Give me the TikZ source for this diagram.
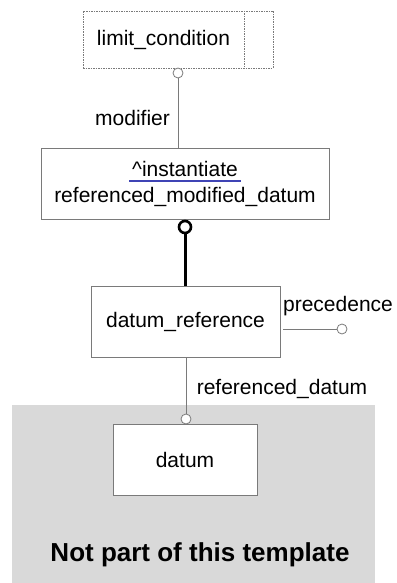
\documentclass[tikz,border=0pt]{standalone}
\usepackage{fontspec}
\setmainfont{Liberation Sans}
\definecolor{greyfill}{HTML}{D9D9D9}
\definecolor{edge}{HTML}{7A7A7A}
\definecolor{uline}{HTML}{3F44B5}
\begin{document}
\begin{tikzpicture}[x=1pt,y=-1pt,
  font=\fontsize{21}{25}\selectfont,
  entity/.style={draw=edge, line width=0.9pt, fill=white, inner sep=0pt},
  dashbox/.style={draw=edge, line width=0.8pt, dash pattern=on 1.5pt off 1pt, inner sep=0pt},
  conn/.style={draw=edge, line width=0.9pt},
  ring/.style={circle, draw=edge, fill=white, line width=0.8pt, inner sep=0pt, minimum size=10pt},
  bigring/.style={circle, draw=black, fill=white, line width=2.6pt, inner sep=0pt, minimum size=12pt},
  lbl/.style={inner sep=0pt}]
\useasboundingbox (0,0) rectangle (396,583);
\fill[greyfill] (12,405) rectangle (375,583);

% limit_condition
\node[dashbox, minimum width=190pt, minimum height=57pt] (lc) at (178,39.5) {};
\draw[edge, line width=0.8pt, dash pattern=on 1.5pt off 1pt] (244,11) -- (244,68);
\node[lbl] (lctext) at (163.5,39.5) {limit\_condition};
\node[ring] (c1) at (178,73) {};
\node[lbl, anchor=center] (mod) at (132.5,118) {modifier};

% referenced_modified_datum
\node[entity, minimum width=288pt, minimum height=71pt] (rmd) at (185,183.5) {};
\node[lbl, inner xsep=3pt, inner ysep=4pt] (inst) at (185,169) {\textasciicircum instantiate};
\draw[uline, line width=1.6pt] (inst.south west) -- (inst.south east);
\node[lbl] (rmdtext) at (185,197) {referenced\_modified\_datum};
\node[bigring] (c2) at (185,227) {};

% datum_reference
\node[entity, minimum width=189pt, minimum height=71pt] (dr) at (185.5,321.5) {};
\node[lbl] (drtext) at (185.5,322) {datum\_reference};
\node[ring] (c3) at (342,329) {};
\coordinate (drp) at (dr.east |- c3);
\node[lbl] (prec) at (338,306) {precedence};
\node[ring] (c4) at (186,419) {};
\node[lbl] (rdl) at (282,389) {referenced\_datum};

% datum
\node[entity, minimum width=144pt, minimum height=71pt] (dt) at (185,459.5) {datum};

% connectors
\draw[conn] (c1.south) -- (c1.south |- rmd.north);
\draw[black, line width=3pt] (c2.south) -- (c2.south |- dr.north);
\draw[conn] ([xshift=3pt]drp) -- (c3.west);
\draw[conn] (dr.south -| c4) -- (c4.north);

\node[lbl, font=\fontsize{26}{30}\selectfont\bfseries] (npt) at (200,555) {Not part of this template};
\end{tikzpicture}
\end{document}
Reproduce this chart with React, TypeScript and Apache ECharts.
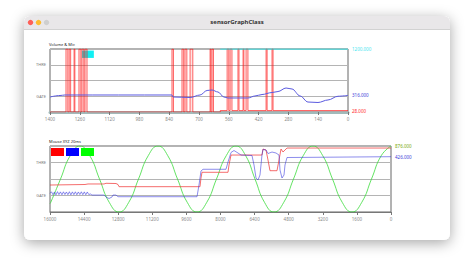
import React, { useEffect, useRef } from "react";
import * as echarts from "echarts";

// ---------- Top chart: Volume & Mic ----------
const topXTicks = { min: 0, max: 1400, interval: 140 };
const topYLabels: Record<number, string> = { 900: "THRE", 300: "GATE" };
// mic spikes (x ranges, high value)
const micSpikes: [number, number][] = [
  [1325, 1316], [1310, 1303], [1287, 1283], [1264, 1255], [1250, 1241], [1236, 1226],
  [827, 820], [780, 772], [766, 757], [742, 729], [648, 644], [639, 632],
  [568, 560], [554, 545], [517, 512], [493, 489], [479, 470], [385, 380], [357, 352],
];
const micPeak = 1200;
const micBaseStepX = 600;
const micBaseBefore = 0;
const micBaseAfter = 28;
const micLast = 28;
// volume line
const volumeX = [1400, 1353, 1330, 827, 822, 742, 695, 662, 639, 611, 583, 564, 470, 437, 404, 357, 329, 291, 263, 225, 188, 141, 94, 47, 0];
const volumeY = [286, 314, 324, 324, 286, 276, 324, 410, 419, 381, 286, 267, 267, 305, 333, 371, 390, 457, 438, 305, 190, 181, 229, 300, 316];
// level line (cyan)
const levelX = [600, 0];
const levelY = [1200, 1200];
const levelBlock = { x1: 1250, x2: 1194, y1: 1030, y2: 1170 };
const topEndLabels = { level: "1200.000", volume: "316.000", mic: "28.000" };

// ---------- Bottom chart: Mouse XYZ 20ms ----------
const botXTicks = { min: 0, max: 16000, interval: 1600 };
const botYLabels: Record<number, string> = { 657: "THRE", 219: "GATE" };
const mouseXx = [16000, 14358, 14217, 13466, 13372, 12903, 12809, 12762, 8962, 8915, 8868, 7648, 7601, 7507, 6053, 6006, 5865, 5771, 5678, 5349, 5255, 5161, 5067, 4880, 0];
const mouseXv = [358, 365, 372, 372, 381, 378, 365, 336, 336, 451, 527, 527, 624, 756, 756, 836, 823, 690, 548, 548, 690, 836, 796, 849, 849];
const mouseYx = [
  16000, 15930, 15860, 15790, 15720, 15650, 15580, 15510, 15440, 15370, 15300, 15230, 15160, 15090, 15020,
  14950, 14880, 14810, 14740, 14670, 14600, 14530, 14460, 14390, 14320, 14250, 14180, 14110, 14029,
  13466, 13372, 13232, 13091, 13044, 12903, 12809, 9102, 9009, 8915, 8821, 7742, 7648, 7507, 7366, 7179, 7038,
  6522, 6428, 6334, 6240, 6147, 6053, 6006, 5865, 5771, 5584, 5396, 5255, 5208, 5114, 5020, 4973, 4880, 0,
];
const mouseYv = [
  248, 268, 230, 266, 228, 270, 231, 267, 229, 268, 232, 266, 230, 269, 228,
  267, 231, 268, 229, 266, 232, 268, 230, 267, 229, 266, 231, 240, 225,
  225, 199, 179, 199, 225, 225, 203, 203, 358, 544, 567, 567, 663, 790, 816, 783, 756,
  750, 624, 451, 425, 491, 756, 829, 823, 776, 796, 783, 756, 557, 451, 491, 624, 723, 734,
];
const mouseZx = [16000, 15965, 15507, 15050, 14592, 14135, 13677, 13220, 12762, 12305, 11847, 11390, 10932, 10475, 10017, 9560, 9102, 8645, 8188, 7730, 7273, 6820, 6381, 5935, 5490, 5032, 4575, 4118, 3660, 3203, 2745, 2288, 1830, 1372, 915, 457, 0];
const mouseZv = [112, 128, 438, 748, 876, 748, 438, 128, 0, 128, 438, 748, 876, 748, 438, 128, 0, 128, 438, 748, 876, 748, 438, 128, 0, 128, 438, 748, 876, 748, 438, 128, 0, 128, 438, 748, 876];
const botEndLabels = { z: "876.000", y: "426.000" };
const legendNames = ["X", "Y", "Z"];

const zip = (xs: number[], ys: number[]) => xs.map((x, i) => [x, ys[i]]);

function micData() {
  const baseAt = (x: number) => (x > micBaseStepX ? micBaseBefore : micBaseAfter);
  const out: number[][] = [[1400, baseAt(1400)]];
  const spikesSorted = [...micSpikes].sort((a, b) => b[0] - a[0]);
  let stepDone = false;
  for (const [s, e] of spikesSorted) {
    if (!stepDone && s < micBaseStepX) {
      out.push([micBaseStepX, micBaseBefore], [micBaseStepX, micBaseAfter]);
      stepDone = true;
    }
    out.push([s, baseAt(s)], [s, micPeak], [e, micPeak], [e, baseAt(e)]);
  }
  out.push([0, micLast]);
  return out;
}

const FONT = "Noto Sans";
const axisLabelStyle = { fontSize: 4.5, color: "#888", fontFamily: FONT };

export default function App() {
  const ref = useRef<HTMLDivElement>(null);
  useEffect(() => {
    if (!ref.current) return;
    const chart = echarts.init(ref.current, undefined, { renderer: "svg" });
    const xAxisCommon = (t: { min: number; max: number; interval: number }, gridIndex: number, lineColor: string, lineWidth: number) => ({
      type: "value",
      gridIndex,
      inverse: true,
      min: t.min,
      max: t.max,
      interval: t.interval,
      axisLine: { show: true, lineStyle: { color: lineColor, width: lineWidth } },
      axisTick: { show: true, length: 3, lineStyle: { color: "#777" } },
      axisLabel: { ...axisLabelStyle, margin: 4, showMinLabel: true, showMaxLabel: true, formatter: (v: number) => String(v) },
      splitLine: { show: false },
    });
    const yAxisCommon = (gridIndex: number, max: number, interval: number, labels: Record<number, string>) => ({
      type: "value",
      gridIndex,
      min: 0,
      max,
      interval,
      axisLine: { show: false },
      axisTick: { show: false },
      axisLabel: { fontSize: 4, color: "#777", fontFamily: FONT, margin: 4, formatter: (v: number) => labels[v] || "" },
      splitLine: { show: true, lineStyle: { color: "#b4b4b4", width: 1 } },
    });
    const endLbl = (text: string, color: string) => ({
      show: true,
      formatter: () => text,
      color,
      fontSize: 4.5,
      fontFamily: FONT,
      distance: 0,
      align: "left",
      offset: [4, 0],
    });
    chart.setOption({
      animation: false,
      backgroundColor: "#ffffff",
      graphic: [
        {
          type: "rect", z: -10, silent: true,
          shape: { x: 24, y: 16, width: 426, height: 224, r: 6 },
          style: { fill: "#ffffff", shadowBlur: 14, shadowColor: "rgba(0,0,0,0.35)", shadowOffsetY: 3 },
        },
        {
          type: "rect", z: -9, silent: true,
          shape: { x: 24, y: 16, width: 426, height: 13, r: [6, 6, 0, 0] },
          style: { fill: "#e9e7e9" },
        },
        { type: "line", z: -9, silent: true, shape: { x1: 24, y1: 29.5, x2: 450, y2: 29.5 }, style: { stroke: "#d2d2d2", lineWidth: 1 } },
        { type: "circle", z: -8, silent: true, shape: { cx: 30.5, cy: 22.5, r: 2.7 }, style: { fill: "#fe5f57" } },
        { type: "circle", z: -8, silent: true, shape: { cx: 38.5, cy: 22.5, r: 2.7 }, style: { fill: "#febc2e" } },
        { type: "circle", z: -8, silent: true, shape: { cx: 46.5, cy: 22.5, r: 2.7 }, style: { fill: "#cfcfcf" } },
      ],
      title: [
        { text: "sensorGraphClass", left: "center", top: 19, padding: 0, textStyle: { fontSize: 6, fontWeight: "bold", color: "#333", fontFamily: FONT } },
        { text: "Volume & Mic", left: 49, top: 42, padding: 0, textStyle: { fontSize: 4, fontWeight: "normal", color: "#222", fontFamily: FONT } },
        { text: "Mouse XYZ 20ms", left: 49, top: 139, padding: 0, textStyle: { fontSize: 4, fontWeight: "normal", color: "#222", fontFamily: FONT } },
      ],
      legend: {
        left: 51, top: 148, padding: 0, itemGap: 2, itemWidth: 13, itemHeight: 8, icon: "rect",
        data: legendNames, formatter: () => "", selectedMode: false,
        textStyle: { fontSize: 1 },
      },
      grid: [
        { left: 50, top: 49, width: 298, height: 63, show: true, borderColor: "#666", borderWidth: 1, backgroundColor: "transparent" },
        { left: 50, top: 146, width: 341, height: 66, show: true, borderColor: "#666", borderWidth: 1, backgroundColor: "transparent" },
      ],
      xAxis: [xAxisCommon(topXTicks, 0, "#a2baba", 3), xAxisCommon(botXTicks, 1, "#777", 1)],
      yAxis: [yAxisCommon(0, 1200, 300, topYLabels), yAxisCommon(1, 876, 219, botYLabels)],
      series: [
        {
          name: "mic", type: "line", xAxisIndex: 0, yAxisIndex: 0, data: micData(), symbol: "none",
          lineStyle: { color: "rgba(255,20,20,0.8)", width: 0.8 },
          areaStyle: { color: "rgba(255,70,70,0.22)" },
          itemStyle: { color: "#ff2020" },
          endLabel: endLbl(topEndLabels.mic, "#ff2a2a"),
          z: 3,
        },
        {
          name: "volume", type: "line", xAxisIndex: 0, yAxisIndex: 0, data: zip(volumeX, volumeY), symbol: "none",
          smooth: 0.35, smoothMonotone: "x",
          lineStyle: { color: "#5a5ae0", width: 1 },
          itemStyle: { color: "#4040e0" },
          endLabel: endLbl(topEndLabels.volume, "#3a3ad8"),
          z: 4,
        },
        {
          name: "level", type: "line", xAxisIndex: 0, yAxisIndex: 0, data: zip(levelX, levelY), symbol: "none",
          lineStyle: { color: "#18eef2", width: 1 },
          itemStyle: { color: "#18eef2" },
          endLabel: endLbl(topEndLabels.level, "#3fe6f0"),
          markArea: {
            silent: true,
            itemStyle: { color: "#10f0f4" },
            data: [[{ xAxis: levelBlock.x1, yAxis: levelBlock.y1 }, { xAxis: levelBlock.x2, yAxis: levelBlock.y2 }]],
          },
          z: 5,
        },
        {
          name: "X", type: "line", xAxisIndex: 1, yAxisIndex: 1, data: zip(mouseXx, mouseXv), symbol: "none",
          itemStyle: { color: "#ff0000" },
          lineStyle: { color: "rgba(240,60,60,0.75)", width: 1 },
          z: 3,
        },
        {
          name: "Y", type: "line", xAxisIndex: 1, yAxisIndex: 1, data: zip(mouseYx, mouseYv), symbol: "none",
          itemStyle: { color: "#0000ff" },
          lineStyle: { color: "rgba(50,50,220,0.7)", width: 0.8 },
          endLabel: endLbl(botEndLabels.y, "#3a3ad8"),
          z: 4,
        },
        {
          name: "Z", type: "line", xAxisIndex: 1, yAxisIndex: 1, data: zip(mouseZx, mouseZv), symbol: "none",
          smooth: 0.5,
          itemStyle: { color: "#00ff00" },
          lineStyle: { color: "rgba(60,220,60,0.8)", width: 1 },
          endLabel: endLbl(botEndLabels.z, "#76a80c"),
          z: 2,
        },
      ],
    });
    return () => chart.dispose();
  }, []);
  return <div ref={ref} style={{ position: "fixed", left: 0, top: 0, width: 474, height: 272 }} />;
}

○ ○ ○

:: What you need to do ::
Only the lines from the one bearing "Reproduce this chart" to the one bearing "import * as", both included, should be restated word for word, with pictures left out.

:: Correct output ::
Reproduce this chart with React, TypeScript and Apache ECharts.
import React, { useEffect, useRef } from "react";
import * as echarts from "echarts";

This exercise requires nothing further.